If the charity makes “significant intervening use” of the vehicle, or materially improves it before the sale, the donor may deduct the full FMV. Significant use means the charity utilizes the item to directly carry out its exempt function. This exception to the sales proceeds limitation must be certified by the donee organization on Form 1098-C.
Real estate, art, and collectibles present the most formidable valuation challenges due to their subjective nature. The FMV of real property is heavily dependent on location, comparable sales, and market trends. These assets necessitate a formal, written appraisal by a qualified professional to establish a defensible value.

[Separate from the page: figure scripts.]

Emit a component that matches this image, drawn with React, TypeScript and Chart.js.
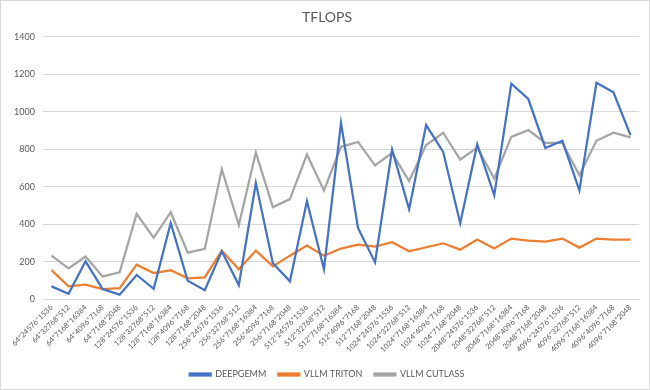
import React, { useEffect, useRef } from "react";
import { Chart, registerables } from "chart.js";

Chart.register(...registerables);

const categories: string[] = [
  "64*24576*1536", "64*32768*512", "64*7168*16384", "64*4096*7168", "64*7168*2048",
  "128*24576*1536", "128*32768*512", "128*7168*16384", "128*4096*7168", "128*7168*2048",
  "256*24576*1536", "256*32768*512", "256*7168*16384", "256*4096*7168", "256*7168*2048",
  "512*24576*1536", "512*32768*512", "512*7168*16384", "512*4096*7168", "512*7168*2048",
  "1024*24576*1536", "1024*32768*512", "1024*7168*16384", "1024*4096*7168", "1024*7168*2048",
  "2048*24576*1536", "2048*32768*512", "2048*7168*16384", "2048*4096*7168", "2048*7168*2048",
  "4096*24576*1536", "4096*32768*512", "4096*7168*16384", "4096*4096*7168", "4096*7168*2048",
];

const deepgemm: number[] = [
  68, 28, 202, 54, 24, 129, 55, 407, 98, 48,
  255, 75, 620, 192, 95, 523, 160, 941, 380, 196,
  798, 480, 929, 786, 405, 827, 554, 1150, 1068, 807,
  845, 580, 1155, 1104, 875,
];

const vllmTriton: number[] = [
  155, 68, 77, 54, 59, 184, 139, 154, 111, 116,
  259, 159, 259, 175, 232, 286, 232, 270, 291, 280,
  304, 255, 277, 298, 264, 318, 270, 323, 312, 307,
  323, 275, 323, 318, 318,
];

const vllmCutlass: number[] = [
  232, 164, 227, 121, 143, 455, 327, 464, 248, 268,
  693, 395, 782, 491, 534, 772, 580, 813, 839, 714,
  780, 630, 822, 888, 745, 809, 643, 866, 902, 834,
  834, 661, 845, 888, 863,
];

const seriesNames: string[] = ["DEEPGEMM", "VLLM TRITON", "VLLM CUTLASS"];
const seriesColors: string[] = ["#4472c4", "#ed7d31", "#a5a5a5"];
const yTicks: number[] = [0, 200, 400, 600, 800, 1000, 1200, 1400];

const FONT = "Lato, 'Open Sans', sans-serif";

export default function App() {
  const ref = useRef<HTMLCanvasElement | null>(null);

  useEffect(() => {
    if (!ref.current) return;
    const values = [deepgemm, vllmTriton, vllmCutlass];
    const chart = new Chart(ref.current, {
      type: "line",
      data: {
        labels: categories,
        datasets: values.map((v, i) => ({
          label: seriesNames[i],
          data: v,
          borderColor: seriesColors[i],
          backgroundColor: seriesColors[i],
          borderWidth: 2.25,
          pointRadius: 0,
          tension: 0,
        })),
      },
      options: {
        responsive: false,
        maintainAspectRatio: false,
        animation: false,
        layout: { padding: { left: 14, right: 10, top: 2, bottom: 0 } },
        plugins: {
          title: {
            display: true,
            text: "TFLOPS",
            color: "#595959",
            font: { family: FONT, size: 14, weight: "normal" },
            padding: { top: 6, bottom: 11 },
          },
          legend: {
            position: "bottom",
            labels: {
              color: "#595959",
              font: { family: FONT, size: 9 },
              boxWidth: 21,
              boxHeight: 2,
              padding: 12,
            },
          },
          tooltip: { enabled: false },
        },
        scales: {
          x: {
            type: "category",
            offset: true,
            afterFit: (axis: any) => {
              axis.paddingLeft = 0;
              axis.paddingRight = 0;
            },
            grid: { display: false, drawTicks: false },
            border: { display: true, color: "#d9d9d9", width: 1 },
            ticks: {
              color: "#595959",
              font: { family: FONT, size: 7.5 },
              minRotation: 45,
              maxRotation: 45,
              autoSkip: false,
              padding: 4,
            },
          },
          y: {
            min: 0,
            max: 1400,
            afterBuildTicks: (axis: any) => {
              axis.ticks = yTicks.map((v) => ({ value: v }));
            },
            afterFit: (axis: any) => {
              axis.width = 28;
            },
            grid: { color: "#d9d9d9", drawTicks: false },
            border: { display: false },
            ticks: {
              color: "#595959",
              font: { family: FONT, size: 9 },
              padding: 8,
              callback: (v: any) => String(v),
            },
          },
        },
      },
    });
    return () => chart.destroy();
  }, []);

  return (
    <div
      style={{
        position: "fixed",
        left: 0,
        top: 0,
        width: 650,
        height: 390,
        boxSizing: "border-box",
        border: "1px solid #d9d9d9",
        background: "#fff",
      }}
    >
      <canvas ref={ref} width={648} height={388} style={{ display: "block" }} />
    </div>
  );
}
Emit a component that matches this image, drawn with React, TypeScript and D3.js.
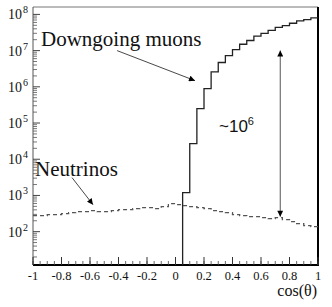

For art and collectibles, the IRS maintains an Art Advisory Panel to review valuations claimed on tax returns. Donors must provide extensive documentation, including the history, provenance, and condition of the piece, to support the appraiser’s conclusion.
Donating a fractional interest in property, such as a partial stake in a piece of land or an artwork, also introduces complexity. The deduction for such interests is limited to the FMV of that specific partial interest, valued at the time of the contribution. Furthermore, subsequent deductions for additional fractional interests are limited by the original FMV and may be subject to recapture if the remaining interests are not donated within 10 years.
All cash contributions, regardless of the amount, must be proven by a bank record or a reliable written communication from the charity. Acceptable records include a canceled check, a bank statement showing the transaction, or a dated receipt from the organization.
A single contribution of $250 or more requires a contemporaneous written acknowledgment (CWA) from the donee organization. This acknowledgment must state the amount of cash or a description of the property donated, and whether the charity provided any goods or services in return.
If goods or services were provided, the acknowledgment must provide a good faith estimate of their value. The donor must reduce their deductible contribution by the value of any quid pro quo benefit received. Failure to secure this acknowledgment before filing the tax return will result in the disallowance of the deduction.
Non-cash contributions exceeding $500 must be reported on IRS Form 8283, Noncash Charitable Contributions. This form informs the IRS of the property description, the donation date, the manner of acquisition, and the donor’s cost basis. Taxpayers must attach this form to their annual Form 1040.
The most rigorous requirement is the “qualified appraisal” for non-cash property valued over $5,000. This threshold is calculated per item or group of similar items. The appraisal must be performed by a qualified professional who is not the donor, the donee, or a related party.
The appraiser must sign Section B of Form 8283, certifying their qualifications and methodology. The donee organization must also sign Form 8283, acknowledging receipt of the property. For donations of closely held stock, this appraisal requirement applies only if the value exceeds $10,000.
The appraisal must be obtained no earlier than 60 days before the contribution date and no later than the due date of the return on which the deduction is first claimed. The appraisal summary, which is Section B of Form 8283, must be attached to the tax return. Taxpayers must retain the complete written appraisal document.
Taxpayers must maintain these records, as the IRS may request them up to three years after the filing date. All documentation must clearly support the valuation method used and the ultimate deduction claimed.